Failure to Object and Binding Nature of Contract
The key issue in the case was Gaard's failure to object to the written confirmation within the ten-day timeframe. Under the Uniform Commercial Code, if a merchant receives a written confirmation of an oral contract and does not object within that period, they are bound by the terms of the contract. The court found that Gaard's acknowledgment of receipt of the confirmation and his subsequent actions indicated that he accepted the terms laid out in the document. His assertion that he was not bound because he did not sign was insufficient to negate the contract's enforceability, as the statute specifically allows for such confirmations to serve as binding agreements between merchants. The court emphasized that Cargill's agent's testimony was credible and supported by the trial court's findings, which were consistent with the requirements set forth in the Uniform Commercial Code. Consequently, the court ruled that Gaard was liable for breach of the contract due to his failure to object to the written confirmation.
Evidence and Credibility Assessment
In evaluating the conflicting testimonies presented at trial, the court relied on the principle that the trial judge's findings of fact are to be upheld unless they are against the great weight and clear preponderance of the evidence. The court noted that there were contradictions between the testimonies of Cargill's agent and Gaard regarding the existence of the oral agreement and the receipt of the written confirmation. However, the trial court determined that Cargill's agent was more credible, as his testimony was supported by the circumstances surrounding the case. The court acknowledged that it was within the trial judge's purview to weigh the evidence and draw reasonable inferences from the facts presented. Since the trial court found Cargill's claims credible and supported by sufficient evidence, the appellate court upheld these findings, reinforcing the conclusion that an oral contract had been established and subsequently confirmed.
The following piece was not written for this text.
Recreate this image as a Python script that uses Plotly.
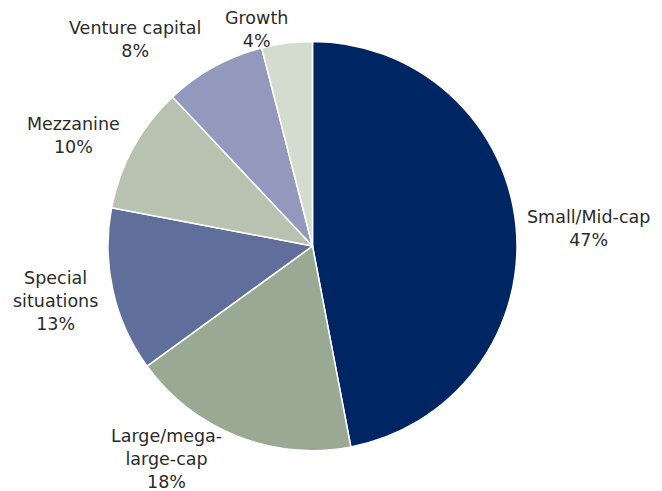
import plotly.graph_objects as go

categories = ["Small/Mid-cap", "Large/mega-large-cap", "Special situations",
              "Mezzanine", "Venture capital", "Growth"]
values = [47, 18, 13, 10, 8, 4]
label_text = ["Small/Mid-cap", "Large/mega-<br>large-cap", "Special<br>situations",
              "Mezzanine", "Venture capital", "Growth"]
colors = ["#002563", "#9aa994", "#606e9c", "#b7c3b0", "#9399bd", "#d3dccf"]

W, H = 662, 491
OFF = 8  # page body margin
cx, cy, r = 312.5 - OFF, 246 - OFF, 204.5

fig = go.Figure(go.Pie(
    labels=categories, values=values, sort=False, direction="clockwise",
    rotation=0, marker=dict(colors=colors, line=dict(color="white", width=1.5)),
    textinfo="none", hoverinfo="label+percent", showlegend=False,
    domain=dict(x=[(cx - r) / W, (cx + r) / W], y=[1 - (cy + r) / H, 1 - (cy - r) / H]),
))

# label anchor positions (pixel centres of text blocks in the screenshot)
label_pos = [(588, 228), (166, 459), (55, 301), (73, 135), (135, 39), (257, 29)]
total = sum(values)
for txt, v, (px, py) in zip(label_text, values, label_pos):
    pct = round(100 * v / total)
    fig.add_annotation(
        x=(px - OFF) / W, y=1 - (py - OFF) / H, xref="paper", yref="paper",
        text=f"{txt}<br>{pct}%", showarrow=False, align="center",
        xanchor="center", yanchor="middle",
        font=dict(family="DejaVu Sans", size=17.5, color="#2b2b2b"),
    )

fig.update_layout(width=W, height=H, margin=dict(l=0, r=0, t=0, b=0),
                  paper_bgcolor="white", plot_bgcolor="white")
fig.write_html("out.html")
Conclusion on Liability for Breach
Ultimately, the court concluded that Gaard, as a merchant, was bound by the oral contract established with Cargill. Given that he failed to object to the written confirmation within the required ten-day period, he could not escape the obligations of the contract. The court affirmed that Gaard's actions and the evidence presented at trial compelled the finding that he was liable for breach of contract. This decision highlighted the importance of the Uniform Commercial Code's provisions regarding written confirmations and the obligations of merchants in business transactions. The court's ruling served to reinforce the principle that merchants are held to a higher standard of conduct in commercial dealings, emphasizing the need for clear communication and adherence to statutory requirements. As a result, the judgment favored Cargill, affirming the trial court's decision and underscoring the binding nature of the agreement between the parties.